‘I hereby vow to refuse to serve in a Boris Johnson Cabinet’
If Uncle Tom Sajid were to get to the post of Prime Minister through this undemocratic process, I, gentle reader, would be happy.
“Loneliness is the price of liberty!”
From The Proverbs of Kindness by Bachchoo
Would someone like Brinda Karat, whose name I use because we are long lost friends, express any opinion about who she backs for the leadership of the RSS? The parallel occurred to me when I was asked who I would back in the present contest for the leadership of the Tory Party.
The UK is choosing its next Prime Minister. The party in Westminster which has the most seats but not a majority, are choosing a new leader after forcing Theresa May out for failing to deliver Brexit, the break from the European Union. Do I back any of the candidates? Me? I wish they’d all go to hell in a handcart.
But in a country that is reputed as having the mother of parliaments and initiating the democratic process, copied from ancient Athens as a ruling principle, one ought to have an opinion, even though to modify what Mercutio said in Romeo and Juliet: “a plague on all their opinions and impossible posing.”
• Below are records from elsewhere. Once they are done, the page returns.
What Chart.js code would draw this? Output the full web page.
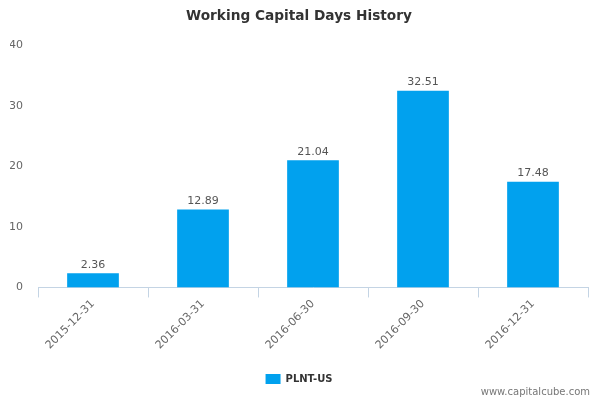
<!DOCTYPE html>
<html>
<head>
<meta charset="utf-8">
<script src="https://cdn.jsdelivr.net/npm/chart.js@4"></script>
<style>
  body { margin: 0; background: #fff; }
  #wrap { width: 600px; height: 400px; }
</style>
</head>
<body>
<div id="wrap"><canvas id="myChart"></canvas></div>
<script>
const labels = ['2015-12-31', '2016-03-31', '2016-06-30', '2016-09-30', '2016-12-31'];
const values = [2.36, 12.89, 21.04, 32.51, 17.48];
const yTicks = [0, 10, 20, 30, 40];
const seriesName = 'PLNT-US';

Chart.defaults.font.family = '"DejaVu Sans", Verdana, sans-serif';
Chart.defaults.color = '#666';

// value labels above each bar
const barLabels = {
    id: 'barLabels',
    afterDatasetsDraw(chart) {
        const ctx = chart.ctx;
        const meta = chart.getDatasetMeta(0);
        ctx.save();
        ctx.font = '11px "DejaVu Sans", Verdana, sans-serif';
        ctx.fillStyle = '#555';
        ctx.textAlign = 'center';
        ctx.textBaseline = 'bottom';
        meta.data.forEach((bar, i) => {
            ctx.fillText(values[i].toFixed(2), bar.x, bar.y - 3);
        });
        ctx.restore();
    }
};

// site credit bottom right
const credit = {
    id: 'credit',
    afterDraw(chart) {
        const ctx = chart.ctx;
        ctx.save();
        ctx.font = '10px "DejaVu Sans", Verdana, sans-serif';
        ctx.fillStyle = '#777';
        ctx.textAlign = 'right';
        ctx.textBaseline = 'middle';
        ctx.fillText('www.capitalcube.com', 590, 392);
        ctx.restore();
    }
};

const data = {
    labels,
    datasets: [{
        label: seriesName,
        data: values,
        backgroundColor: '#01a1ee',
        borderWidth: 0,
        barPercentage: 0.47,
        categoryPercentage: 1.0,
    }],
};

const config = {
    type: 'bar',
    data: data,
    plugins: [barLabels, credit],
    options: {
        responsive: true,
        maintainAspectRatio: false,
        animation: false,
        layout: {
            padding: { left: 10, right: 12, top: 0, bottom: 6 }
        },
        plugins: {
            title: {
                display: true,
                text: 'Working Capital Days History',
                color: '#333',
                font: { size: 13.7, weight: 'bold' },
                padding: { top: 8, bottom: 21 }
            },
            legend: {
                position: 'bottom',
                labels: {
                    boxWidth: 15,
                    boxHeight: 10,
                    color: '#333',
                    font: { size: 10, weight: 'bold' },
                    padding: 8
                }
            },
            tooltip: { enabled: false }
        },
        scales: {
            x: {
                afterFit(axis) {
                    axis.height += 14;
                },
                grid: {
                    display: true,
                    drawOnChartArea: false,
                    drawTicks: true,
                    tickLength: 10,
                    color: '#c4d4e4'
                },
                border: { display: true, color: '#c4d4e4' },
                ticks: {
                    color: '#666',
                    font: { size: 11 },
                    minRotation: 45,
                    maxRotation: 45,
                    padding: 0
                }
            },
            y: {
                min: 0,
                max: 40,
                afterBuildTicks(axis) {
                    axis.ticks = yTicks.map(v => ({ value: v }));
                },
                afterFit(axis) {
                    axis.width = 28;
                },
                grid: { display: false, drawTicks: false },
                border: { display: false },
                ticks: {
                    color: '#666',
                    font: { size: 11 },
                    padding: 15
                }
            }
        }
    },
};

const myChart = new Chart(document.querySelector('#myChart').getContext('2d'), config);
</script>
</body>
</html>
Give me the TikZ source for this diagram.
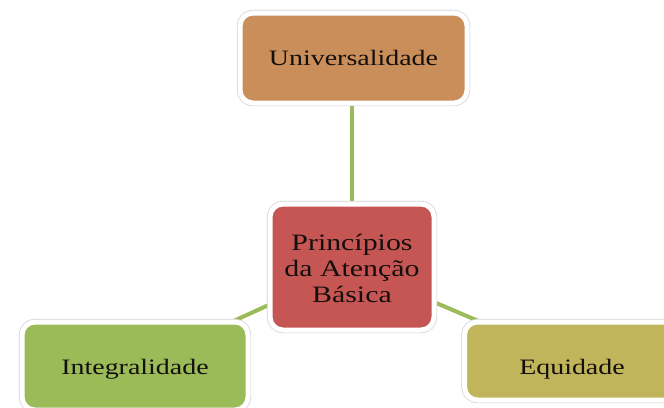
\documentclass[tikz,border=0pt]{standalone}
\usepackage{fontspec}
\setmainfont{Liberation Serif}[FakeStretch=1.27]
\definecolor{conncol}{HTML}{9BBB59}
\definecolor{ucol}{HTML}{CA8E5B}
\definecolor{ccol}{HTML}{C55653}
\definecolor{icol}{HTML}{9BBB59}
\definecolor{ecol}{HTML}{C1B55B}
\definecolor{txtcol}{HTML}{140F0C}
\newcommand{\onbase}[2]{\raisebox{#1}[0pt][0pt]{#2}}
\begin{document}
\begin{tikzpicture}[x=1pt,y=-1pt,
  box/.style={rounded corners=13pt, inner sep=0pt, outer sep=0pt,
    draw=white, line width=5pt, text=txtcol, align=center,
    font=\fontsize{22pt}{26pt}\selectfont,
    preaction={draw=black!18, line width=6.4pt}},
  conn/.style={draw=conncol, line width=4pt}]
\useasboundingbox (0,0) rectangle (664,407);
\clip (0,0) rectangle (664,407);
\fill[white] (0,0) rectangle (664,407);
\path (353.5,58) coordinate (pu);
\path (352,267) coordinate (pc);
\path (135,366) coordinate (pi);
\path (572,361) coordinate (pe);
% connectors
\draw[conn] (pc) -- (pc |- pu);
\draw[conn] (pc) -- (pi);
\draw[conn] (pc) -- (pe);
% boxes
\node[box, fill=ucol, minimum width=227pt, minimum height=90pt] (u) at (pu) {\onbase{-7pt}{Universalidade}};
\node[box, fill=ccol, minimum width=164pt, minimum height=126pt,
  font=\fontsize{23.5pt}{26pt}\selectfont] (c) at (pc) {\onbase{17pt}{\begin{tabular}[t]{@{}c@{}}Princípios\\da Atenção\\Básica\end{tabular}}};
\node[box, fill=icol, minimum width=226pt, minimum height=88pt] (i) at (pi) {\onbase{-8pt}{Integralidade}};
\node[box, fill=ecol, minimum width=215pt, minimum height=78pt] (e) at (pe) {\onbase{-13pt}{Equidade}};
\end{tikzpicture}
\end{document}
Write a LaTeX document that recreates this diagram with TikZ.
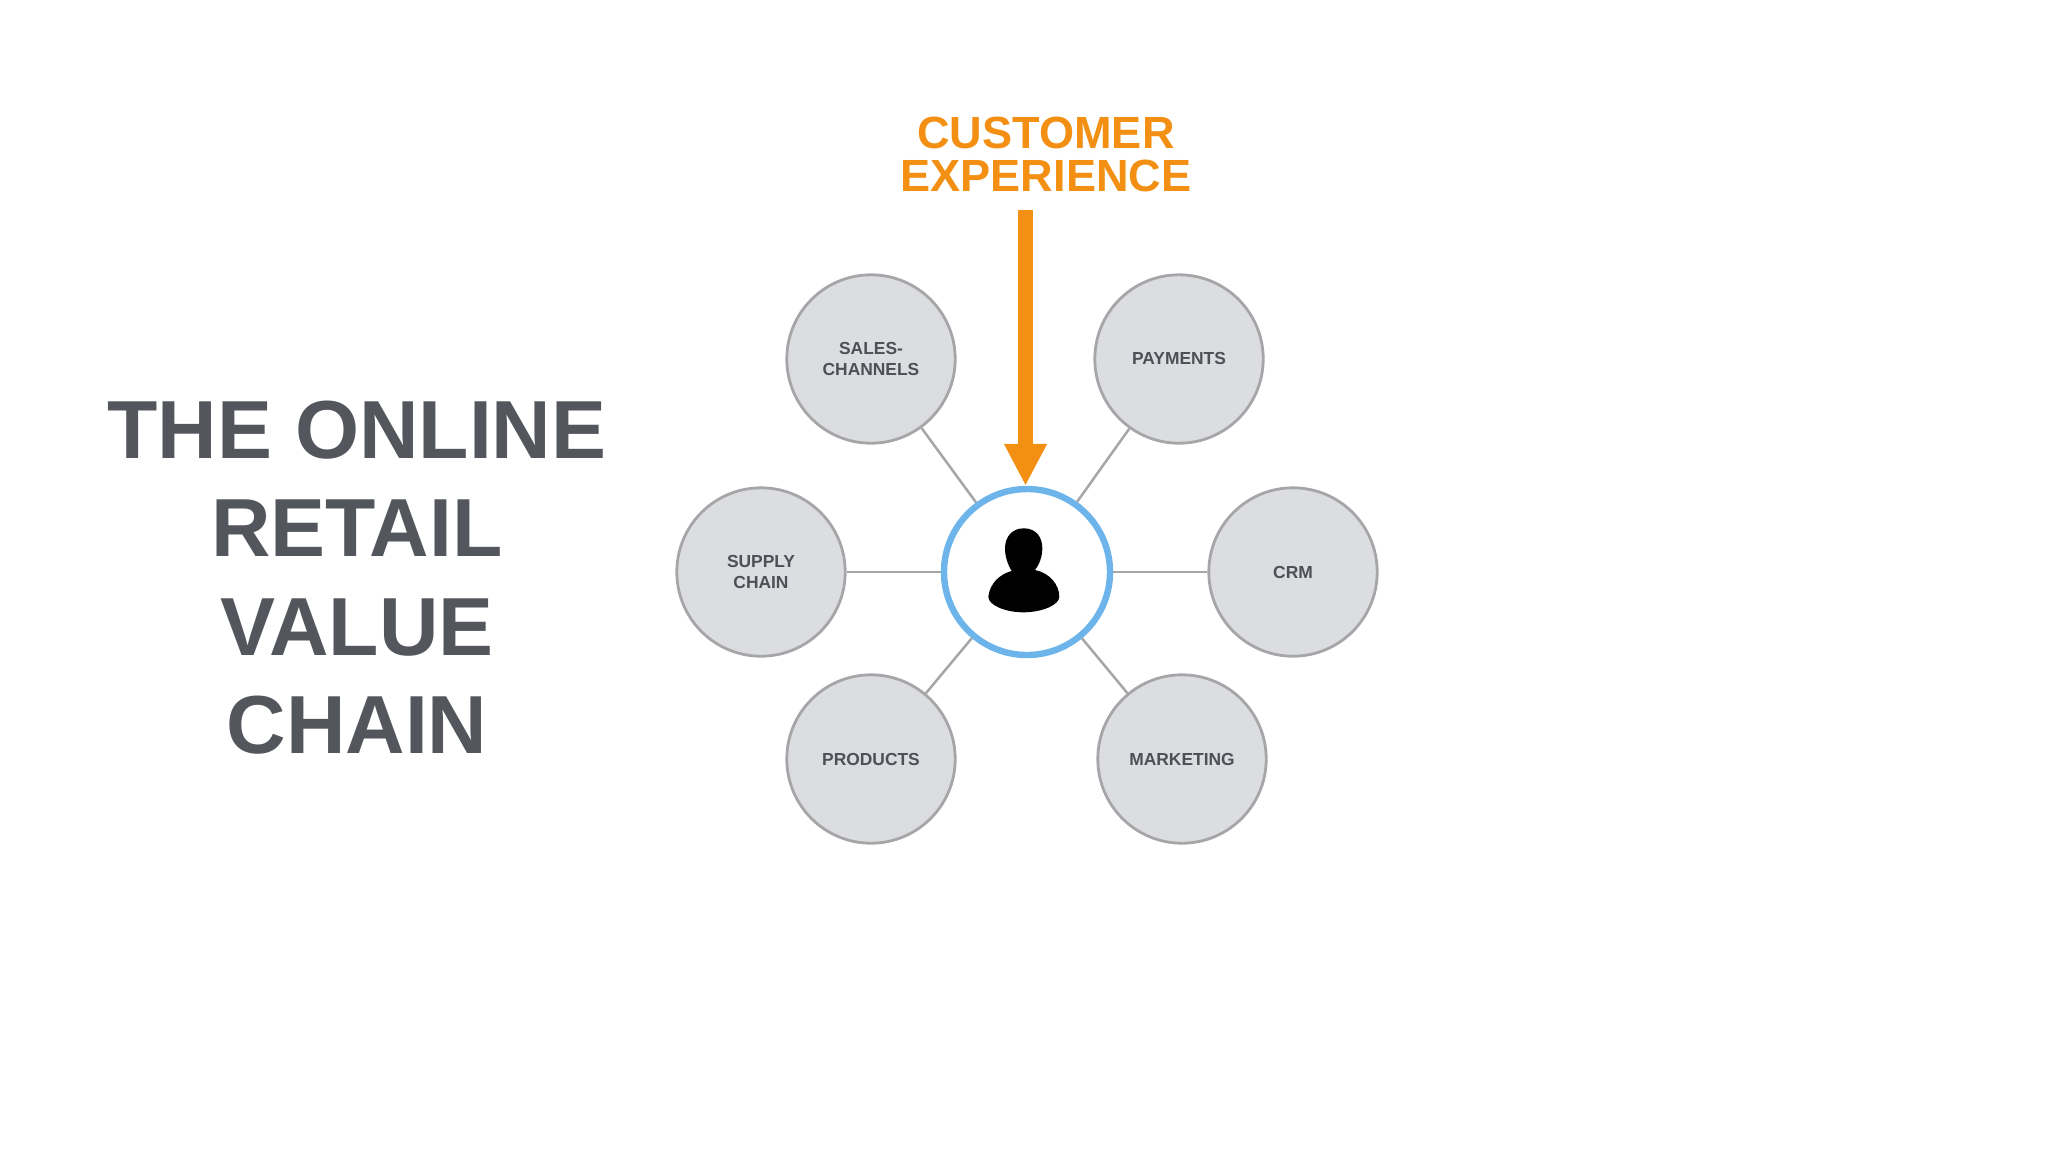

The Tory Party’s 313 MPs — the first electoral college — will eliminate candidates till two are left standing. Then the vote will be put to the franchise of 160, 000 of the voting membership of the Tory Party. They will choose between the two and so this 0.024 per cent fraction of the population of the United Kingdom will elect its next Prime Minister. And all the candidates who are standing say that they are doing this in the service of “democracy” because 51 per cent of people voted to leave the European Union in the discredited referendum of 2016 and they believe in democracy. Discredited? Yes, because the voters were told blatant lies about the constraints the EU imposed on Britain as a member and were beguiled by ridiculous claims of what the UK could do as a nation outside the European Union. Supporters of democracy? With 0.02424 per cent of the population appointing them? Laugh at the hypocrisy or cry?
No one outside the Tory Parliamentary Party and then the party members, many of them infiltrators from the neo-fascist movements of Britain, will have a say.
Among the contenders, and one who may be eliminated before this column is published, is Sajid “Uncle Tom” Javid. He is at present the home secretary in the outgoing government and wants to be the leader of the Tory Party. His claim to fame is that he is the son of a Pakistani immigrant bus driver and has made his way through education, through the British meritocratic system and through a career in banking to Parliament and to the Cabinet.
He is the member of a party whose other members openly support Donald Trump’s views and most of his international stances and whose leading members and fellow leadership candidates endorsed Mr Trump’s overtly racist attacks on Sadiq Khan, the mayor of London.
If Uncle Tom Sajid were to get to the post of Prime Minister through this undemocratic process, I, gentle reader, would be happy.
The reason? When put to the mandate of the whole of Britain, which has a very strong current of anti-immigrant and anti-Muslim feeling, he would lose and take the Tory Party into Opposition (most likely) or, one hopes, oblivion (highly unlikely).
But of course, dear Uncle Tom Sajid won’t win these present rounds. The clear frontrunner in this contest with a majority of the 313 Tory MPs choosing him is one Boris Johnson.
If he is elected Prime Minister I can, gentle reader, boast that he is the first PM of any country whom I know personally and who would recognise me by name if we encountered each other — God forbid.
I got to know him when he was editor of a right-wing weekly called the Spectator and when a biography I wrote of C.L.R. James was favourably reviewed in his magazine and I was subsequently, after correspondence with the reviewer, invited to the periodical’s parties.
Then something very strange occurred. The serial killer Charles Sobhraj, who had made my acquaintance, rang me from Paris where he lived after his release from Tihar, and asked me what “red mercury” was. He knew I had a physics educational background and I told him it was something the Russians claimed they had invented and produced which could trigger a nuclear bomb.
He told me after several calls and encounters that he had access to red mercury which he was selling to some Arab gentlemen he was meeting in Bahrain.
When the controversy about whether Saddam Hussein had weapons of mass destruction or not, after the invasion of Iraq by the US and UK, commanded by Bush and Blair, broke out, I began to wonder.
I called Charles and asked him if the Arab gentlemen to whom he was selling red mercury could have been Iraqis. He said he didn’t know but he had recordings of the e-mails between them and perhaps of conversations they had had. I said he was sitting on a very hot international story if indeed they were Iraqis buying a nuclear trigger on behalf of Saddam Hussein.
I called the Spectator journalist I knew and he called Boris. They met Charles and me the next day and Charles relayed his story. Boris decided that if the story had substance it was too big for his weekly to handle and he called a senior journalist from the Daily Telegraph. I left the meeting at that point and heard that afternoon that Charles was demanding sums of money which the Telegraph were not willing to pay to even show them the evidence he said he had.
The story never saw the dark of print, or the light of day. I will, I hereby pledge to refuse to serve in a Boris Johnson Cabinet, when invited, even though he probably values a connection to serial killers.